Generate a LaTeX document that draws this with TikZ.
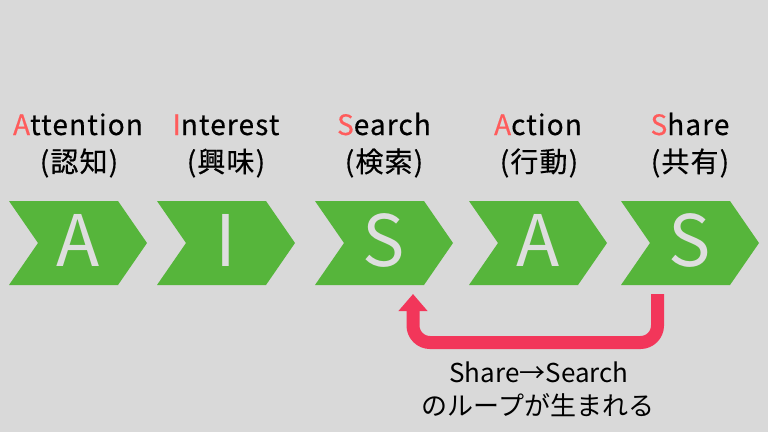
\documentclass[tikz,border=0pt]{standalone}
\usepackage{fontspec}
\setmainfont{Noto Sans CJK JP}
\newfontfamily\lblfont{Noto Sans CJK JP}[LetterSpace=4,FakeBold=0.4]
\usepackage{tikz}
\usetikzlibrary{arrows.meta}
\usepackage{xcolor}
\definecolor{bggray}{HTML}{D9D9D9}
\definecolor{chevgreen}{HTML}{56B53B}
\definecolor{lettergray}{HTML}{DEDEDE}
\definecolor{initred}{HTML}{FF5C5C}
\definecolor{looppink}{HTML}{F2365A}
\tikzstyle{chev}=[fill=chevgreen]
\tikzstyle{bigletter}=[anchor=base,inner sep=0pt,text=lettergray,font=\fontsize{71}{80}\selectfont]
\tikzstyle{stagelbl}=[anchor=base,inner sep=0pt,font=\lblfont\fontsize{28}{32}\selectfont]
\tikzstyle{looplbl}=[anchor=base,inner sep=0pt,font=\fontsize{26}{30}\selectfont]
\tikzstyle{looparrow}=[draw=looppink,line width=13pt,rounded corners=17pt,-{Triangle[width=28pt,length=17pt]}]

\begin{document}
\begin{tikzpicture}[x=1pt,y=-1pt]

  \useasboundingbox (0,0) rectangle (768,432);
  \fill[bggray] (0,0) rectangle (768,432);

  % chevrons
  \fill[chev] (9,201) -- ++(109,0) -- ++(29,42) -- ++(-29,42) -- ++(-109,0) -- ++(29,-42) -- cycle;
  \fill[chev] (157,201) -- ++(109,0) -- ++(29,42) -- ++(-29,42) -- ++(-109,0) -- ++(29,-42) -- cycle;
  \fill[chev] (315,201) -- ++(109,0) -- ++(29,42) -- ++(-29,42) -- ++(-109,0) -- ++(29,-42) -- cycle;
  \fill[chev] (469,201) -- ++(109,0) -- ++(29,42) -- ++(-29,42) -- ++(-109,0) -- ++(29,-42) -- cycle;
  \fill[chev] (621,201) -- ++(109,0) -- ++(29,42) -- ++(-29,42) -- ++(-109,0) -- ++(29,-42) -- cycle;

  \node[bigletter] (a1) at (78,266) {A};
  \node[bigletter] (i) at (226,266) {I};
  \node[bigletter] (s1) at (384,266) {S};
  \node[bigletter] (a2) at (538,266) {A};
  \node[bigletter] (s2) at (690,266) {S};

  \node[stagelbl] (attention) at (78,135) {{\color{initred}A}ttention};
  \node[stagelbl] (interest) at (226,135) {{\color{initred}I}nterest};
  \node[stagelbl] (search) at (384,135) {{\color{initred}S}earch};
  \node[stagelbl] (action) at (538,135) {{\color{initred}A}ction};
  \node[stagelbl] (share) at (690,135) {{\color{initred}S}hare};

  \node[stagelbl] (ninchi) at (79,172) {(認知)};
  \node[stagelbl] (kyomi) at (226,172) {(興味)};
  \node[stagelbl] (kensaku) at (384,172) {(検索)};
  \node[stagelbl] (kodo) at (539,172) {(行動)};
  \node[stagelbl] (kyoyu) at (690,172) {(共有)};

  % loop
  \coordinate (sharebase) at (657.5,294);
  \coordinate (loopbottom) at (535,342.5);
  \coordinate (searchbase) at (413,294);
  \draw[looparrow] (sharebase) |- (loopbottom) -| (searchbase);

  \node[looplbl] (loop1) at (539,382) {Share→Search};
  \node[looplbl] (loop2) at (538,415) {のループが生まれる};

\end{tikzpicture}
\end{document}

> _THE EXERCISE_: The data above should be repeated exactly, minus any pictures.

> _IN RESPONSE_:
Generate a LaTeX document that draws this with TikZ.
\documentclass[tikz,border=0pt]{standalone}
\usepackage{fontspec}
\setmainfont{Noto Sans CJK JP}
\newfontfamily\lblfont{Noto Sans CJK JP}[LetterSpace=4,FakeBold=0.4]
\usepackage{tikz}
\usetikzlibrary{arrows.meta}
\usepackage{xcolor}
\definecolor{bggray}{HTML}{D9D9D9}
\definecolor{chevgreen}{HTML}{56B53B}
\definecolor{lettergray}{HTML}{DEDEDE}
\definecolor{initred}{HTML}{FF5C5C}
\definecolor{looppink}{HTML}{F2365A}
\tikzstyle{chev}=[fill=chevgreen]
\tikzstyle{bigletter}=[anchor=base,inner sep=0pt,text=lettergray,font=\fontsize{71}{80}\selectfont]
\tikzstyle{stagelbl}=[anchor=base,inner sep=0pt,font=\lblfont\fontsize{28}{32}\selectfont]
\tikzstyle{looplbl}=[anchor=base,inner sep=0pt,font=\fontsize{26}{30}\selectfont]
\tikzstyle{looparrow}=[draw=looppink,line width=13pt,rounded corners=17pt,-{Triangle[width=28pt,length=17pt]}]

\begin{document}
\begin{tikzpicture}[x=1pt,y=-1pt]

  \useasboundingbox (0,0) rectangle (768,432);
  \fill[bggray] (0,0) rectangle (768,432);

  % chevrons
  \fill[chev] (9,201) -- ++(109,0) -- ++(29,42) -- ++(-29,42) -- ++(-109,0) -- ++(29,-42) -- cycle;
  \fill[chev] (157,201) -- ++(109,0) -- ++(29,42) -- ++(-29,42) -- ++(-109,0) -- ++(29,-42) -- cycle;
  \fill[chev] (315,201) -- ++(109,0) -- ++(29,42) -- ++(-29,42) -- ++(-109,0) -- ++(29,-42) -- cycle;
  \fill[chev] (469,201) -- ++(109,0) -- ++(29,42) -- ++(-29,42) -- ++(-109,0) -- ++(29,-42) -- cycle;
  \fill[chev] (621,201) -- ++(109,0) -- ++(29,42) -- ++(-29,42) -- ++(-109,0) -- ++(29,-42) -- cycle;

  \node[bigletter] (a1) at (78,266) {A};
  \node[bigletter] (i) at (226,266) {I};
  \node[bigletter] (s1) at (384,266) {S};
  \node[bigletter] (a2) at (538,266) {A};
  \node[bigletter] (s2) at (690,266) {S};

  \node[stagelbl] (attention) at (78,135) {{\color{initred}A}ttention};
  \node[stagelbl] (interest) at (226,135) {{\color{initred}I}nterest};
  \node[stagelbl] (search) at (384,135) {{\color{initred}S}earch};
  \node[stagelbl] (action) at (538,135) {{\color{initred}A}ction};
  \node[stagelbl] (share) at (690,135) {{\color{initred}S}hare};

  \node[stagelbl] (ninchi) at (79,172) {(認知)};
  \node[stagelbl] (kyomi) at (226,172) {(興味)};
  \node[stagelbl] (kensaku) at (384,172) {(検索)};
  \node[stagelbl] (kodo) at (539,172) {(行動)};
  \node[stagelbl] (kyoyu) at (690,172) {(共有)};

  % loop
  \coordinate (sharebase) at (657.5,294);
  \coordinate (loopbottom) at (535,342.5);
  \coordinate (searchbase) at (413,294);
  \draw[looparrow] (sharebase) |- (loopbottom) -| (searchbase);

  \node[looplbl] (loop1) at (539,382) {Share→Search};
  \node[looplbl] (loop2) at (538,415) {のループが生まれる};

\end{tikzpicture}
\end{document}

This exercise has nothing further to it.